Commerce Ministry not in favour of cutting duties on seven ICT products demanded by US


The commerce ministry is not in favour of cutting or eliminating customs duties on seven categories of ICT products, including high-end mobile phones and smart watches, as demanded by the US citing revenue loss and adverse impact on Make in India initiative, sources said.

Moreover, the duty cut will not have any tangible benefit for American manufacturers as the US is not a major exporter of these products to India.

India and the US is negotiating a mutually agreeable bilateral package on a number of contentious issues.
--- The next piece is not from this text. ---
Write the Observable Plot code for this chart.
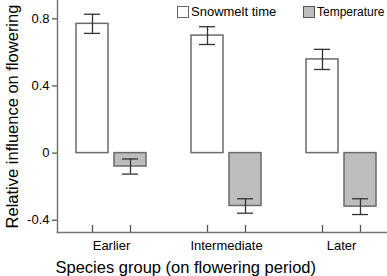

Under these talks, the US is pressing for reduction or elimination of customs duties on these seven ICT (information and communication technologies) products.

“However, the US demand would have adverse implications for revenue generation, forex reserves, and also on the Make in India drive,” they said.

In 2017-18, India’s imports of these seven tariff lines (or product categories) stood at USD 20.5 billion and the duty revenues generated on these imports amount to about USD 3.2 billion.

On the other hand, America’s exports of these items to India in 2017-18 were only USD 415 million, which is about 2 per cent of India’s total imports of these products in that fiscal.

The other items on which the US is demanding reduction includes telecom network equipment such as switches and routing equipment; radio receivers; high-end mobile phones costing over Rs 10,000; mobile phone parts, certain print circuit assemblies and smart watches.

The sources also stated that under the World Trade Organisation (WTO) norms, it would be not possible for India to extend these benefits only for the US.

“In this background, there is a need to workout some other mechanism to resolve the issue as the current proposal made by the US would not have the desired outcome or any fundamental advantage to America,” they added.

India has in the recent past increased customs duties on these products with a view to promote domestic manufacturing.

In October, the government hiked import duty on certain communication items, including base stations, to up to 20 per cent as part of efforts to check a widening current account deficit by curbing non-essential imports.

India has also announced to increase customs duty on 29 products, including pulses, iron and steel products, imported from the US as a retaliatory action against the tariff hike by Washington on certain steel and aluminium products.